By LARRY MARGASAK, Associated Press Writer

WASHINGTON - Halliburton, the Houston company with a no-bid contract to restore Iraq (news - web sites)'s oil industry, is charging U.S. taxpayers exorbitant prices to import gasoline into Iraq, two Democratic congressmen said Wednesday.

Reps. Henry Waxman, D-Calif., and John Dingell, D-Mich., wrote the Bush administration that the company's KBR subsidiary is billing the Army between $1.62 and $1.70 per gallon, while Iraqis are charged between 4 cents and 15 cents at the pump.

"Although Iraq has the second largest oil reserves in the world, the U.S. taxpayer is, in effect, subsidizing over 90 percent of the cost of gasoline sold in Iraq," the lawmakers said in the latest Democratic attacks against the company formerly led by Vice President Dick Cheney (news - web sites).

<snip>

Halliburton, originally hired to extinguish oil fires, has received the expanded role of restoring Iraq's oil industry.
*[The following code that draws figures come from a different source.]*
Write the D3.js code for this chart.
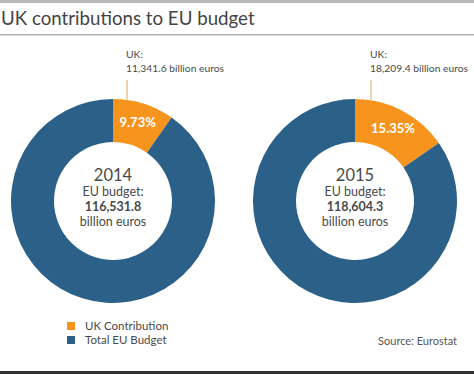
<!DOCTYPE html>
<html>
<head>
<meta charset="utf-8">
<script src="https://cdn.jsdelivr.net/npm/d3@7"></script>
<style>
  body { margin: 0; background: #fff; }
  svg { display: block; font-family: Lato, 'Open Sans', sans-serif; }
</style>
</head>
<body>
<div id="chart"></div>
<script>
// values
const years = ['2014', '2015']
const ukContribution = [11341.6, 18209.4]
const euBudget = [116531.8, 118604.3]
const legendLabels = ['UK Contribution', 'Total EU Budget']

const width = 474
const height = 374
const outer = 102
const inner = 59
const cy = 201
const textColor = '#4a4a4a'

const color = d3.scaleOrdinal()
  .domain(legendLabels)
  .range(['#f7941e', '#2b6089'])

const x = d3.scalePoint()
  .domain(years)
  .range([113, 355])

const fmt = d3.format(',.1f')

const svg = d3.select('#chart').append('svg')
  .attr('width', width)
  .attr('height', height)

// frame lines
svg.append('rect').attr('x', 0).attr('y', 0).attr('width', width).attr('height', 3).attr('fill', '#b8b8b8')
svg.append('rect').attr('x', 0).attr('y', 34).attr('width', width).attr('height', 1.5).attr('fill', '#b0b0b0')
svg.append('rect').attr('x', 0).attr('y', 371).attr('width', width).attr('height', 3).attr('fill', '#333')

svg.append('text')
  .attr('x', 1)
  .attr('y', 25)
  .style('font-size', '18.7px')
  .attr('fill', '#444')
  .text('UK contributions to EU budget')

const pie = d3.pie().sort(null).value(d => d.value)
const arc = d3.arc().innerRadius(inner).outerRadius(outer)
const labelArc = d3.arc().innerRadius(82).outerRadius(82)

years.forEach((year, i) => {
  const slices = [
    { name: legendLabels[0], value: ukContribution[i] },
    { name: legendLabels[1], value: euBudget[i] - ukContribution[i] }
  ]
  const arcs = pie(slices)
  const g = svg.append('g').attr('transform', `translate(${x(year)}, ${cy})`)

  g.selectAll('path')
    .data(arcs)
    .enter()
    .append('path')
    .attr('fill', d => color(d.data.name))
    .attr('d', arc)

  const share = ukContribution[i] / euBudget[i] * 100
  g.append('text')
    .attr('transform', `translate(${labelArc.centroid(arcs[0])})`)
    .attr('dy', '0.36em')
    .style('text-anchor', 'middle')
    .style('font-size', '13px')
    .style('font-weight', 'bold')
    .attr('fill', '#fff')
    .text(`${share.toFixed(2)}%`)

  // leader line and callout
  const lx = 14 + i * 2
  const ly = -Math.sqrt(outer * outer - lx * lx)
  g.append('line')
    .attr('x1', lx).attr('x2', lx)
    .attr('y1', ly).attr('y2', -121)
    .attr('stroke', '#d9a865')
    .attr('stroke-width', 1)

  const callout = g.append('text')
    .attr('x', lx - 1)
    .attr('y', -143)
    .style('font-size', '10.3px')
    .attr('fill', textColor)
  callout.append('tspan').attr('x', lx - 1).text('UK:')
  callout.append('tspan').attr('x', lx - 1).attr('dy', '1.35em').text(`${fmt(ukContribution[i])} billion euros`)

  // centre text
  const centre = [
    { t: year, size: 16.5, weight: 'normal', y: -20 },
    { t: 'EU budget:', size: 12.5, weight: 'normal', y: -5 },
    { t: fmt(euBudget[i]), size: 12.5, weight: 'bold', y: 10 },
    { t: 'billion euros', size: 12.5, weight: 'normal', y: 25 }
  ]
  g.selectAll('.centre')
    .data(centre)
    .enter()
    .append('text')
    .attr('class', 'centre')
    .attr('y', d => d.y)
    .style('text-anchor', 'middle')
    .style('font-size', d => `${d.size}px`)
    .style('font-weight', d => d.weight)
    .attr('fill', textColor)
    .text(d => d.t)
})

// legend
const legend = svg.selectAll('.legend')
  .data(legendLabels)
  .enter()
  .append('g')
  .attr('class', 'legend')
  .attr('transform', (d, i) => `translate(67, ${322 + i * 14})`)

legend.append('rect')
  .attr('width', 8)
  .attr('height', 8)
  .attr('fill', d => color(d))

legend.append('text')
  .attr('x', 18)
  .attr('y', 8)
  .style('font-size', '11.5px')
  .attr('fill', textColor)
  .text(d => d)

svg.append('text')
  .attr('x', 457)
  .attr('y', 345)
  .style('text-anchor', 'end')
  .style('font-size', '11px')
  .attr('fill', '#555')
  .text('Source: Eurostat')
</script>
</body>
</html>
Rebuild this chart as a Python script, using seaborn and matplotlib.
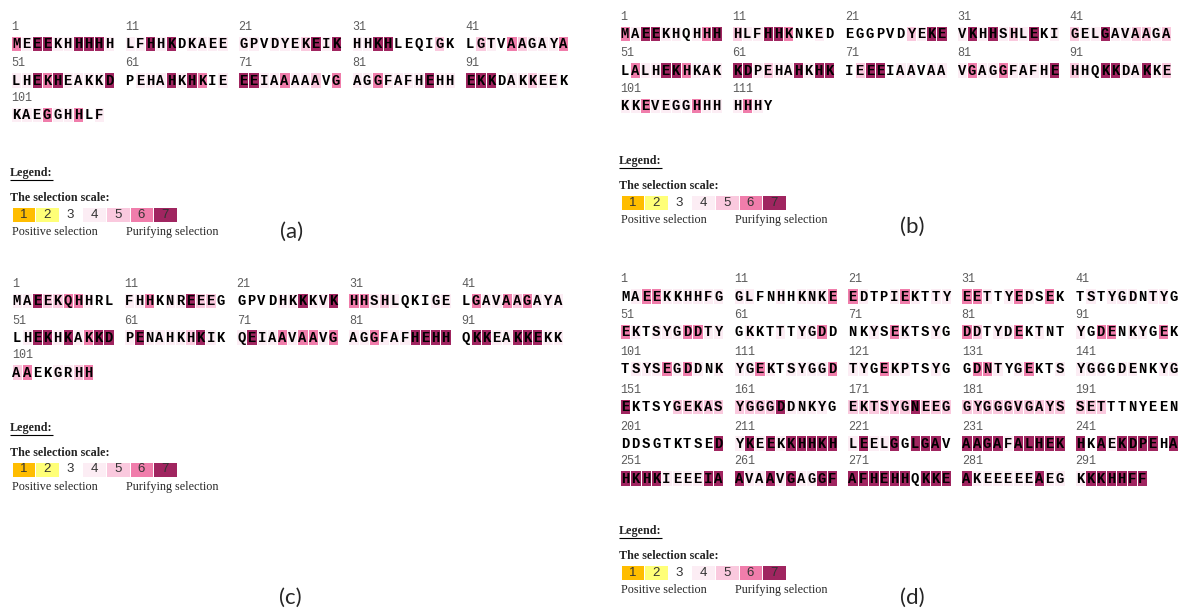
import numpy as np
import pandas as pd
import matplotlib
matplotlib.use("Agg")
import matplotlib.pyplot as plt
from matplotlib.colors import ListedColormap
import seaborn as sns

# ---------------------------------------------------------------------------
# Selection scale (1 = positive selection ... 7 = purifying selection)
# ---------------------------------------------------------------------------
SCALE_LEVELS = [1, 2, 3, 4, 5, 6, 7]
SCALE_COLORS = ["#FFBD00", "#FFFF78", "#FFFFFF", "#FCEDF4",
                "#FAC9DE", "#F07DAB", "#A02560"]

# ---------------------------------------------------------------------------
# Sequences (blocks of ten residues) and per-residue selection scores
# ---------------------------------------------------------------------------
SEQ_A = ["MEEEKHHHHH", "LFHHKDKAEE", "GPVDYEKEIK", "HHKHLEQIGK", "LGTVAAGAYA",
         "LHEKHEAKKD", "PEHAHKHKIE", "EEIAAAAAVG", "AGGFAFHEHH", "EKKDAKKEEK",
         "KAEGGHHLF"]
SCORE_A = ["6477447774", "4474734444", "4434445747", "4477333353", "3543654446",
           "4476744447", "3444747634", "7744644536", "4464444744", "7773445443",
           "444644634"]

SEQ_B = ["MAEEKHQHHH", "HLFHHKNKED", "EGGPVDYEKE", "VKHHSHLEKI", "GELGAVAAGA",
         "LALHEKHKAK", "KDPEHAHKHK", "IEEEIAAVAA", "VGAGGFAFHE", "HHQKKDAKKE",
         "KKEVEGGHHH", "HHHY"]
SCORE_B = ["6477443467", "5447763343", "3333335477", "4747454734", "5447445545",
           "3644776444", "7745447477", "3577344344", "4644644447", "5437744745",
           "4464444644", "4643"]

SEQ_C = ["MAEEKQHHRL", "FHHKNREEEG", "GPVDHKKKVK", "HHSHLQKIGE", "LGAVAAGAYA",
         "LHEKHKAKKD", "PENAHKHKIK", "QEIAAVAAVG", "AGGFAFHEHH", "QKKEAKKEKK",
         "AAEKGRHH"]
SCORE_C = ["4475566433", "4463447553", "3333447447", "6645433344", "3644656444",
           "3477474677", "4744445743", "4744646646", "4464447777", "3774477744",
           "56334456"]

SEQ_D = ["MAEEKKHHFG", "GLFNHHKNKE", "EDTPIEKTTY", "EETTYEDSEK", "TSTYGDNTYG",
         "EKTSYGDDTY", "GKKTTTYGDD", "NKYSEKTSYG", "DDTYDEKTNT", "YGDENKYGEK",
         "TSYSEGDDNK", "YGEKTSYGGD", "TYGEKPTSYG", "GDNTYGEKTS", "YGGGDENKYG",
         "EKTSYGEKAS", "YGGGDDNKYG", "EKTSYGNEEG", "GYGGGVGAYS", "SETTTNYEEN",
         "DDSGTKTSED", "YKEEKKHHKH", "LEELGGLGAV", "AAGAFALHEK", "HKAEKDPEHA",
         "HKHKIEEEIA", "AVAAVGAGGF", "AFHEHHQKKE", "AKEEEEEAEG", "KKKHHFF"]
SCORE_D = ["3466444444", "4433434446", "6433464344", "6643464363", "3434443443",
           "6434446644", "3433434463", "3343643343", "6534463433", "4366344363",
           "3444646434", "4464344446", "4436443343", "3664346334", "4443443344",
           "7333355555", "5555744443", "5555557555", "5555555555", "5553333333",
           "3333333337", "4747477777", "4744737773", "7777477777", "7374777737",
           "7777444477", "7447474477", "7777773777", "7444444744", "4777777"]

PANEL_TAGS = ["(a)", "(b)", "(c)", "(d)"]
LEGEND_TITLE = "Legend:"
SCALE_TITLE = "The selection scale:"
LOW_LABEL = "Positive selection"
HIGH_LABEL = "Purifying selection"

# ---------------------------------------------------------------------------
# Page geometry (pixels, origin top-left)
# ---------------------------------------------------------------------------
W, H, DPI = 1182, 615, 100
PER_LINE, BLOCK = 50, 10
NCOL = PER_LINE + PER_LINE // BLOCK - 1      # 50 residues + 4 spacer columns
BOX_H = 15.5                                  # height of one sequence line
NUM_DY = 16.5                                 # position numbers sit above each line
SEQ_SIZE = 10.0
CAP_PX = 0.659 * SEQ_SIZE * DPI / 72          # cap height of the residue letters

LAYOUT = [
    dict(x0=11.0, pitch=10.32, rows=[43.3, 80.0, 114.3],
         legend=(10, 173), tag=(292, 232)),
    dict(x0=619.5, pitch=10.22, rows=[33.3, 70.0, 105.7],
         legend=(619, 161), tag=(912, 227)),
    dict(x0=11.5, pitch=10.21, rows=[300.3, 337.0, 372.0],
         legend=(10, 428), tag=(290, 598)),
    dict(x0=620.0, pitch=10.34, rows=[296.0, 331.7, 368.3, 406.3, 443.0, 478.0],
         legend=(619, 531), tag=(912, 598)),
]

sns.set_theme(style="white")
plt.rcParams["font.family"] = ["DejaVu Sans"]

CMAP = ListedColormap(SCALE_COLORS)
SEQ_FONT = dict(fontfamily="Liberation Mono", fontweight="bold",
                fontsize=SEQ_SIZE, color="black")
NUM_FONT = dict(fontfamily="Liberation Mono", fontsize=8.5, color="#5c5c5c")
SERIF = "Liberation Serif"


def px_rect(x, y, w, h):
    """Figure-fraction rectangle from a top-left pixel box."""
    return [x / W, 1 - (y + h) / H, w / W, h / H]


def draw_sequence(fig, blocks, scores, lay):
    residues = "".join(blocks)
    values = [int(s) for s in "".join(scores)]
    n = len(residues)
    nlines = (n + PER_LINE - 1) // PER_LINE
    for li in range(nlines):
        grid = np.full((1, NCOL), np.nan)
        letters = np.full((1, NCOL), "", dtype=object)
        for j in range(PER_LINE):
            k = li * PER_LINE + j
            if k >= n:
                break
            col = j + j // BLOCK
            grid[0, col] = values[k]
            letters[0, col] = residues[k]
        yc = lay["rows"][li]
        ax = fig.add_axes(px_rect(lay["x0"], yc - BOX_H / 2,
                                  NCOL * lay["pitch"], BOX_H))
        sns.heatmap(pd.DataFrame(grid), annot=letters, fmt="", cmap=CMAP,
                    vmin=0.5, vmax=7.5, cbar=False, linewidths=0.5,
                    linecolor="white", xticklabels=False, yticklabels=False,
                    annot_kws=SEQ_FONT, ax=ax)
        ax.axis("off")
        # centre the capitals (not the full text box) inside each cell
        for t in ax.texts:
            x, y = t.get_position()
            t.set_verticalalignment("baseline")
            t.set_position((x, y + 0.5 * CAP_PX / BOX_H))
        # residue numbers at the start of every block of ten
        for b in range(PER_LINE // BLOCK):
            k = li * PER_LINE + b * BLOCK
            if k >= n:
                break
            ax.text(b * (BLOCK + 1) + 0.05, 0.5 - NUM_DY / BOX_H, str(k + 1),
                    ha="left", va="center", clip_on=False, **NUM_FONT)


def draw_legend(fig, ov, lx, ly):
    title = ov.text(lx, ly, LEGEND_TITLE, fontfamily=SERIF, fontweight="bold",
                    fontsize=8.7, ha="left", va="center")
    ov.text(lx, ly + 25, SCALE_TITLE, fontfamily=SERIF, fontweight="bold",
            fontsize=8.7, ha="left", va="center")
    ax = fig.add_axes(px_rect(lx + 1.7, ly + 41.5 - 7.5, 165, 15))
    sns.heatmap(pd.DataFrame([SCALE_LEVELS]), annot=True, fmt="d", cmap=CMAP,
                vmin=0.5, vmax=7.5, cbar=False, linewidths=0.5,
                linecolor="white", xticklabels=False, yticklabels=False,
                annot_kws=dict(color="#333333", fontsize=9.5,
                               fontfamily="Liberation Sans"), ax=ax)
    ax.axis("off")
    ov.text(lx + 2, ly + 59, LOW_LABEL, fontfamily=SERIF, fontsize=8.7,
            ha="left", va="center")
    ov.text(lx + 116, ly + 59, HIGH_LABEL, fontfamily=SERIF, fontsize=8.7,
            ha="left", va="center")
    return title


fig = plt.figure(figsize=(W / DPI, H / DPI), dpi=DPI)
fig.patch.set_facecolor("white")

ov = fig.add_axes([0, 0, 1, 1])
ov.set_xlim(0, W)
ov.set_ylim(H, 0)
ov.axis("off")

panels = [(SEQ_A, SCORE_A), (SEQ_B, SCORE_B), (SEQ_C, SCORE_C), (SEQ_D, SCORE_D)]
titles = []
for (seq, score), lay, tag in zip(panels, LAYOUT, PANEL_TAGS):
    draw_sequence(fig, seq, score, lay)
    titles.append(draw_legend(fig, ov, *lay["legend"]))
    ov.text(*lay["tag"], tag, fontfamily="Lato", fontsize=16,
            ha="center", va="center")

# underline the "Legend:" headings
fig.canvas.draw()
renderer = fig.canvas.get_renderer()
for t in titles:
    bb = t.get_window_extent(renderer)
    y = H - bb.y0 + 0.5
    ov.plot([bb.x0, bb.x1], [y, y], color="black", lw=0.8,
            solid_capstyle="butt")

fig.savefig("out.png", dpi=DPI, facecolor="white")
The company has been paid $1.4 billion through September for its work.

<snip>

Agency spokesman Robert Faletti said he could not confirm the figures that Waxman and Dingell cited in a letter to Joshua Bolten, director of the Office of Management and Budget.


http://story.news.yahoo.com/news?tmpl=story&cid=512&e=16&u=/ap/halliburton_iraq


War profiteering and ripping of American - it's what Haliburton does best!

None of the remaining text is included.